:: GIVEN RECORDS ::
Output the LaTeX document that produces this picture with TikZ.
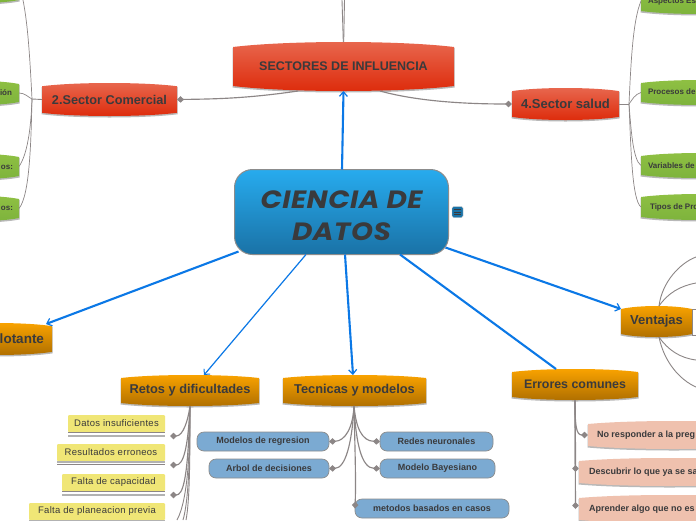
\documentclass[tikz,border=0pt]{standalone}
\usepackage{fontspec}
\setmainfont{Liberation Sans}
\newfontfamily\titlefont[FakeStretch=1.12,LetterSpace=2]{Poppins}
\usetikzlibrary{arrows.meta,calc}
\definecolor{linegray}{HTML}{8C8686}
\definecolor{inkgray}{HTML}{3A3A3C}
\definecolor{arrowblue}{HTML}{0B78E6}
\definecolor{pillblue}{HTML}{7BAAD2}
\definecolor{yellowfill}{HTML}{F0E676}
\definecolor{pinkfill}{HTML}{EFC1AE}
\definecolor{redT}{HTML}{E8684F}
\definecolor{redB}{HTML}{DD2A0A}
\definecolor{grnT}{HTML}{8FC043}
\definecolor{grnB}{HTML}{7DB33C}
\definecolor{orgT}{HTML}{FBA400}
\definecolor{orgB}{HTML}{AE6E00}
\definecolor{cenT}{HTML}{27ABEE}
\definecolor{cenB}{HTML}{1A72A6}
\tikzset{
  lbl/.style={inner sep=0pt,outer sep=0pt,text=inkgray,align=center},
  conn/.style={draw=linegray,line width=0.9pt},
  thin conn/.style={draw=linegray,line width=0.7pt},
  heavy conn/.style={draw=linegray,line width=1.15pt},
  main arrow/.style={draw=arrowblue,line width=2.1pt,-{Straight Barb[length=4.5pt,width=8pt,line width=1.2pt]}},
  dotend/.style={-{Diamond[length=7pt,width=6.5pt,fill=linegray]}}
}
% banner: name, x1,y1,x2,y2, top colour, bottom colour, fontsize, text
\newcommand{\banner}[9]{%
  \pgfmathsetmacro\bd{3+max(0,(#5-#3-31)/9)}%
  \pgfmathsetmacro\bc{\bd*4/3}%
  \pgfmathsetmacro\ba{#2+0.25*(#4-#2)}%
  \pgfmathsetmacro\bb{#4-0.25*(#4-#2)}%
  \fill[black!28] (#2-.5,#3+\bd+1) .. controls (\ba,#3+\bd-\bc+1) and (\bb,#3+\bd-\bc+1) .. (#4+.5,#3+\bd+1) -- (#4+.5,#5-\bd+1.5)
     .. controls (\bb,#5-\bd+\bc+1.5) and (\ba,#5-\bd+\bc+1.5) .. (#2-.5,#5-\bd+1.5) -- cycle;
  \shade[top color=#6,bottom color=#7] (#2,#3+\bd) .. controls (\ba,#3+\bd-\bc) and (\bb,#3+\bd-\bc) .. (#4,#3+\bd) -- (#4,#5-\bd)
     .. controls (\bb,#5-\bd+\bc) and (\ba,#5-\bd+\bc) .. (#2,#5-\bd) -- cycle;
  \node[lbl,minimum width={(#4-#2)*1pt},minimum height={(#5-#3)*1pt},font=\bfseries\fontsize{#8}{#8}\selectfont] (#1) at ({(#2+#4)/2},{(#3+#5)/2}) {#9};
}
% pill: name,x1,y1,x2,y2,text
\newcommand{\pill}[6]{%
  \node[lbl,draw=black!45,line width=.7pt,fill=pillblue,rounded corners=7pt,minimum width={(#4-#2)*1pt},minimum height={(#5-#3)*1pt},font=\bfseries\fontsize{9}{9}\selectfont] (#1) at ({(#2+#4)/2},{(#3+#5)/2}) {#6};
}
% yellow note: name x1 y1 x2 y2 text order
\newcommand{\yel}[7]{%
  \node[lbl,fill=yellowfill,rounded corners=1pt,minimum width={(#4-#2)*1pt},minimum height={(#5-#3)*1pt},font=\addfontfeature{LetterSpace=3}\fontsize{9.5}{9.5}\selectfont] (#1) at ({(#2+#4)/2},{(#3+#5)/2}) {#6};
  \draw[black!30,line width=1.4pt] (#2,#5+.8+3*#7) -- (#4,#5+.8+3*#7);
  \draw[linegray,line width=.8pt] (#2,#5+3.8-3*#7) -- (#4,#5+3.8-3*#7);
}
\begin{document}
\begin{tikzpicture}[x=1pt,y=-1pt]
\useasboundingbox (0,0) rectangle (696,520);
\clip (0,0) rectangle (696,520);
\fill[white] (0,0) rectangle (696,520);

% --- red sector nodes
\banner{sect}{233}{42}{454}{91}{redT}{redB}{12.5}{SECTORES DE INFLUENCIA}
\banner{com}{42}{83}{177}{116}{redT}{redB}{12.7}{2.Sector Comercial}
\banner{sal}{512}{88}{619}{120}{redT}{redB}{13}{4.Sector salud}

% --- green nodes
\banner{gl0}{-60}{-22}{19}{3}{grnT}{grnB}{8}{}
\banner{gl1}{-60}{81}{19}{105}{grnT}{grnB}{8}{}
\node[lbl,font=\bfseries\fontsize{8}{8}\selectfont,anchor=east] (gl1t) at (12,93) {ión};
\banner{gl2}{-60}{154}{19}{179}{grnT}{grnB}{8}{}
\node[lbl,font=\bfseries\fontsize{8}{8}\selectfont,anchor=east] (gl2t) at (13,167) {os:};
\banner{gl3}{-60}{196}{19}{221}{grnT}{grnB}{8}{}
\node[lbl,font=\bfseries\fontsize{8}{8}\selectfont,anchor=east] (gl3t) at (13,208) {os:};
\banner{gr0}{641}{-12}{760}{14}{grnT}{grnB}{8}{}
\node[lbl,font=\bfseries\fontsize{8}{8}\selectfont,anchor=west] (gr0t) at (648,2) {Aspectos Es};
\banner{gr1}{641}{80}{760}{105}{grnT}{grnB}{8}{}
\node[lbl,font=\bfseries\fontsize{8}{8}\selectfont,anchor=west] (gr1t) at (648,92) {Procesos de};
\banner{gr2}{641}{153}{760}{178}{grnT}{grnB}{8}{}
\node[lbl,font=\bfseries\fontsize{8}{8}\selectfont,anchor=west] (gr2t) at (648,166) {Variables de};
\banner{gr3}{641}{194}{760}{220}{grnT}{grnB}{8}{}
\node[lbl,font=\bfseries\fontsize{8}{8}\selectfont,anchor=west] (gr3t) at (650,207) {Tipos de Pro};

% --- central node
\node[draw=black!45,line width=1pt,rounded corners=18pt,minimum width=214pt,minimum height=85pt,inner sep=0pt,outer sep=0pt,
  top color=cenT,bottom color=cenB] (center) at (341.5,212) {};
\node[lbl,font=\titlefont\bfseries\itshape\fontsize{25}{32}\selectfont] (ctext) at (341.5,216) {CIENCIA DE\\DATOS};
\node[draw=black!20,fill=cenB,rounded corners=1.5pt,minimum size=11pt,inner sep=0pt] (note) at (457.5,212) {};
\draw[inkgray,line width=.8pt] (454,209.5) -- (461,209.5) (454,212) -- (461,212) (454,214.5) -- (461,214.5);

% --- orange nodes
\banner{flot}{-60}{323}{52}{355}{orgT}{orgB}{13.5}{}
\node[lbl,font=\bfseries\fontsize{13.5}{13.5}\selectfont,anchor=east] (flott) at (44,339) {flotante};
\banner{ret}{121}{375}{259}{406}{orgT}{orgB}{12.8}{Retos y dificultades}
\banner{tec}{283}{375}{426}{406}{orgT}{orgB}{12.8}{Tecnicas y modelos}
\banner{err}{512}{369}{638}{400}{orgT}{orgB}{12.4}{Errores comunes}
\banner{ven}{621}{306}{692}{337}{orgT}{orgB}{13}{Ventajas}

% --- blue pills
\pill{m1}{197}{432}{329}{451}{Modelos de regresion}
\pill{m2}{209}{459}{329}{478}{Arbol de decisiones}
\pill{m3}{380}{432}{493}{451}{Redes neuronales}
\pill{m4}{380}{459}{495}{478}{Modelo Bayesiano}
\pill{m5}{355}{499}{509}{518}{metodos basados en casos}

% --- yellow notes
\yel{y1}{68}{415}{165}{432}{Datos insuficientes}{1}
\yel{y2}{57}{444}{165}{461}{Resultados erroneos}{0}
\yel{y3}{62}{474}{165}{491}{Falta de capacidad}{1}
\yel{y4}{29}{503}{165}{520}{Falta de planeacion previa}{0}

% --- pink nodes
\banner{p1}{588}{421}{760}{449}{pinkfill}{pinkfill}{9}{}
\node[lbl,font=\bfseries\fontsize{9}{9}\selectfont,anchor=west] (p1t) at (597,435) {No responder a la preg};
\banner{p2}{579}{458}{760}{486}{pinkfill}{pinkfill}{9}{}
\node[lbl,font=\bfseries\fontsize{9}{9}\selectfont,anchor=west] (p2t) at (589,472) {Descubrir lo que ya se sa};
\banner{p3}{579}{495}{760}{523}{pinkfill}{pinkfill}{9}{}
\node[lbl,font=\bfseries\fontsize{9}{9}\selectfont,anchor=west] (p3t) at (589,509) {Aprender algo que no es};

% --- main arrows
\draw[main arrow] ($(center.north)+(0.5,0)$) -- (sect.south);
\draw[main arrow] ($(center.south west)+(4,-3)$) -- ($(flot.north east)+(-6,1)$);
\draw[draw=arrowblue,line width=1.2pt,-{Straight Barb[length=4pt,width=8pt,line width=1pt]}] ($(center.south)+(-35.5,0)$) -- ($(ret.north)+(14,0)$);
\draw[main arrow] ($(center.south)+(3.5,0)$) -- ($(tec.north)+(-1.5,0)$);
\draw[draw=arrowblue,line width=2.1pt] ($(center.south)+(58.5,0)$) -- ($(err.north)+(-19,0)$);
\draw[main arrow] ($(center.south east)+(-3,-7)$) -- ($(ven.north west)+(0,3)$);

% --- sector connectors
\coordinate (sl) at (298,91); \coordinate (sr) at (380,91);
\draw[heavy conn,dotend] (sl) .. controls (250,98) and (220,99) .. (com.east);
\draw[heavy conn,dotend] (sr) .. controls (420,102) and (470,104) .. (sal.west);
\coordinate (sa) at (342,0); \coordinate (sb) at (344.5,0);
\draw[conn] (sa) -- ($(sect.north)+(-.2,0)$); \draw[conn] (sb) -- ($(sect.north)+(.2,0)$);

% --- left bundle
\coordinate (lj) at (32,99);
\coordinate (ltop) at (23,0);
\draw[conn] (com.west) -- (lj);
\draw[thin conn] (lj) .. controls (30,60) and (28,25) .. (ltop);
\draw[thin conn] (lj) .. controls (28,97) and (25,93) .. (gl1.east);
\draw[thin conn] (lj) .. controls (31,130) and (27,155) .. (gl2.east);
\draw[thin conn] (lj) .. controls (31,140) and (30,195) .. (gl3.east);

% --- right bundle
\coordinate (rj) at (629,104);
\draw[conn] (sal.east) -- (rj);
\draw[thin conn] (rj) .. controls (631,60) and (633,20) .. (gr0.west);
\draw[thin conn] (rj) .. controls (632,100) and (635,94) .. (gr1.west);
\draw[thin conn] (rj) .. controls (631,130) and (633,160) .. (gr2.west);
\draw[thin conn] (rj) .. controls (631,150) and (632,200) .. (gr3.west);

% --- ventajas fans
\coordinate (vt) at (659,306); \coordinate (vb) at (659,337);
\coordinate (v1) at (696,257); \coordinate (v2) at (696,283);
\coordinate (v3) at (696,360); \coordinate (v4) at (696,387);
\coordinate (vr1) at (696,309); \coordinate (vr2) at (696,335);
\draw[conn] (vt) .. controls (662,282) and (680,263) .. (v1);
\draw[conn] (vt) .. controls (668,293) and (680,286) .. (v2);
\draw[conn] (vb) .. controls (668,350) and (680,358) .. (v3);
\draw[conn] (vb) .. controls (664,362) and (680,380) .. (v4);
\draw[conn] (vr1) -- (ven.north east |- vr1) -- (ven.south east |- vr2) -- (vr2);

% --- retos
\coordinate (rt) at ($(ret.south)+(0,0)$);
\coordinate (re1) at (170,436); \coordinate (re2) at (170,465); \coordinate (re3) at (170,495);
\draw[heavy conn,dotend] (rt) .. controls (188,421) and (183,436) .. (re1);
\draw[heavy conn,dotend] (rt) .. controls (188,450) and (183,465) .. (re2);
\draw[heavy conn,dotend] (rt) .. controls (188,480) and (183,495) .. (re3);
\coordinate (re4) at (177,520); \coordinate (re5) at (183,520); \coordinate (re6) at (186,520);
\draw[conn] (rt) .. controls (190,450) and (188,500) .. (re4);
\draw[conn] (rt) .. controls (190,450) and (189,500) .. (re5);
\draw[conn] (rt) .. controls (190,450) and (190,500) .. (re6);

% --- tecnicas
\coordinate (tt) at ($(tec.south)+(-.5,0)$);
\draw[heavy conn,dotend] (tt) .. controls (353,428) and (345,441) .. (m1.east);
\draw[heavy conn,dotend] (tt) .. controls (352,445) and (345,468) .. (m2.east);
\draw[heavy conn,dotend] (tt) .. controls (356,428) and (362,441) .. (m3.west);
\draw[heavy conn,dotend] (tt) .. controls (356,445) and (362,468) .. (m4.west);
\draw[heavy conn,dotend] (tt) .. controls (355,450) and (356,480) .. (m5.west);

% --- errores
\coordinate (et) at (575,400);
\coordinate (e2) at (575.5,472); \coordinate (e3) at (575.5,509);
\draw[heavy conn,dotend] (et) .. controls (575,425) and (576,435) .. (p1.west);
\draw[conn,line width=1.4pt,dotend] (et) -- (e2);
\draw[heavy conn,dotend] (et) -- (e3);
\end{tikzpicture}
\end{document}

---

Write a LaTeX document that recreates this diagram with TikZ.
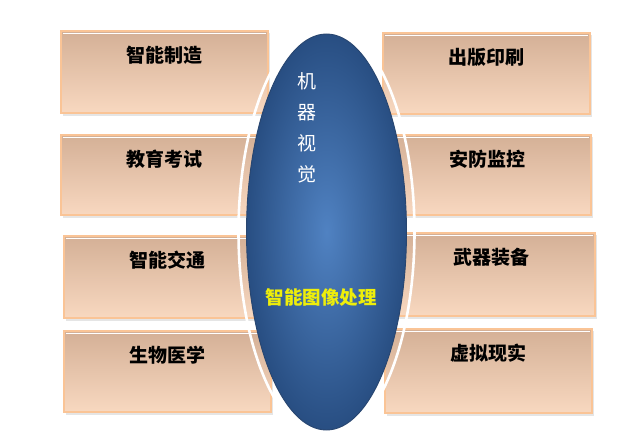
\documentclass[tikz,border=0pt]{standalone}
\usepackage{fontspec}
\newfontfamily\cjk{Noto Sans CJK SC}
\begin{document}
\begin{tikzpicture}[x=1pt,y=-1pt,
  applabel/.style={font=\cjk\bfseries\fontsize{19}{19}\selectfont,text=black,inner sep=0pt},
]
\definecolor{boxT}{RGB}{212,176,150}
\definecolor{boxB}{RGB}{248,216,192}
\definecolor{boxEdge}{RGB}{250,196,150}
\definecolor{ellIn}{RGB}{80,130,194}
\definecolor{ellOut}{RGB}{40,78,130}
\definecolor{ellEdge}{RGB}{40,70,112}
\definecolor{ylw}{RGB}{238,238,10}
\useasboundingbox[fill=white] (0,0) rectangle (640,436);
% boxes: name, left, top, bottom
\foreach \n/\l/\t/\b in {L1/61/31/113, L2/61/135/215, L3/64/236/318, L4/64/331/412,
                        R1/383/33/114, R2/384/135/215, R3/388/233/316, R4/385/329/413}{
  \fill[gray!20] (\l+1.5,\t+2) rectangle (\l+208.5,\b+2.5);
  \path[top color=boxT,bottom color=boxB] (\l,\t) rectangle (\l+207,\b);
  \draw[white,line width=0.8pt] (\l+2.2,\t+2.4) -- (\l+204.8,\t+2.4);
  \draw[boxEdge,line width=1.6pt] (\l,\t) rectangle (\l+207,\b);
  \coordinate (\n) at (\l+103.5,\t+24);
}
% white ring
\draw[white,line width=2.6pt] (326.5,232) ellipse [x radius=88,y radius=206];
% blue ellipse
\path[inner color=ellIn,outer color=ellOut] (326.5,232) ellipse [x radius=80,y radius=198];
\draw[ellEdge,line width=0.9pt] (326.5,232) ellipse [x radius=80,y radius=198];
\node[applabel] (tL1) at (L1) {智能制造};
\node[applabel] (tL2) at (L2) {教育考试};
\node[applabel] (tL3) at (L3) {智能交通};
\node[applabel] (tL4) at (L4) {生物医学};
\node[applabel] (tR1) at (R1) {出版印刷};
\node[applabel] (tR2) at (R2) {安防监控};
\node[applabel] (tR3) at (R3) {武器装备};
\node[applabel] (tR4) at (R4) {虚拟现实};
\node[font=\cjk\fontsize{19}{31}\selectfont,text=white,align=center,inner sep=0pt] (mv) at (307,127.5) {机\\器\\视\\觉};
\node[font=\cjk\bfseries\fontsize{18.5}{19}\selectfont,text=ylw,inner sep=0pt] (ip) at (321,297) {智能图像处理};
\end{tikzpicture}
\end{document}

:: WHAT YOU HAVE TO DO ::
Look through the data above. Each line containing the word "with" needs to be copied.

:: THE RESULT ::
Output the LaTeX document that produces this picture with TikZ.
Write a LaTeX document that recreates this diagram with TikZ.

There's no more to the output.